Scope coverage and limitations: This page covers Oregon state-level commercial contractor requirements only. Federal contracting rules under the Federal Acquisition Regulation (FAR), tribal land construction, and interstate projects are outside this scope. Oregon CCB registration does not satisfy licensing requirements in Washington, Idaho, California, or Nevada. Within Oregon, CCB authority extends to all 36 counties; no county or municipality issues a parallel commercial contractor license as a substitute for CCB registration. Local jurisdictions add permit fees and inspection requirements on top of — not instead of — state CCB obligations. For the full landscape of license categories including residential classifications, see Oregon License Types and Requirements.
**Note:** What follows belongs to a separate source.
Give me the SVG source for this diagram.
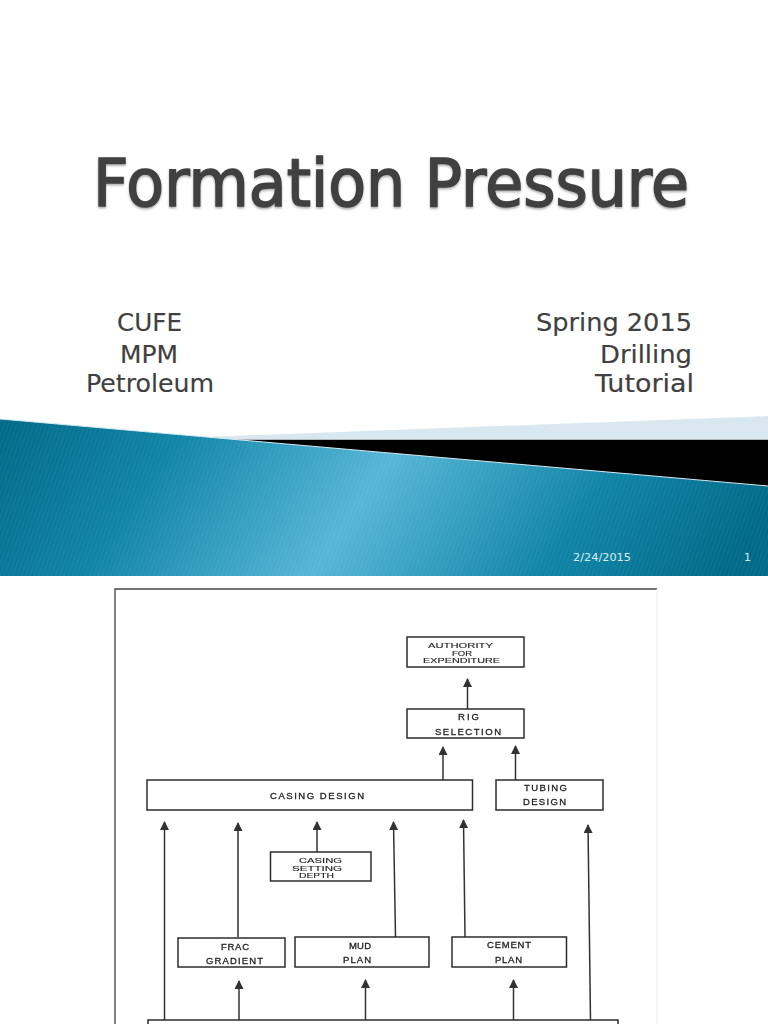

Core mechanics or structure
Commercial contractor registration in Oregon is processed through the CCB, which also enforces compliance, processes complaints, and maintains the public contractor license lookup database. The registration structure for commercial contractors involves three principal compliance pillars:
1. CCB Registration
Contractors must register with the CCB under a specific license category. The primary commercial categories are:
- Commercial Contractor (General) — authorizes the full scope of commercial construction including structural, mechanical, and finishing work on non-residential buildings.
- Commercial Specialty Contractor — limited to specific trade areas (electrical, plumbing, HVAC, roofing, etc.) within commercial projects.
2. Surety Bond
Commercial contractors are required to carry a surety bond. As of the bond schedule established under ORS 701.068, the commercial contractor bond minimum is $20,000 — compared to a $15,000 minimum for residential general contractors (CCB Bond and Insurance Requirements). This difference reflects the higher project values and financial exposure typical in commercial work.
3. General Liability Insurance
Commercial contractor registration requires a minimum of $500,000 in general liability insurance coverage (CCB, Oregon Administrative Rules Chapter 812). Residential contractors carry a lower baseline of $100,000. Project-specific contracts and lender requirements frequently demand higher coverage levels than the statutory minimums.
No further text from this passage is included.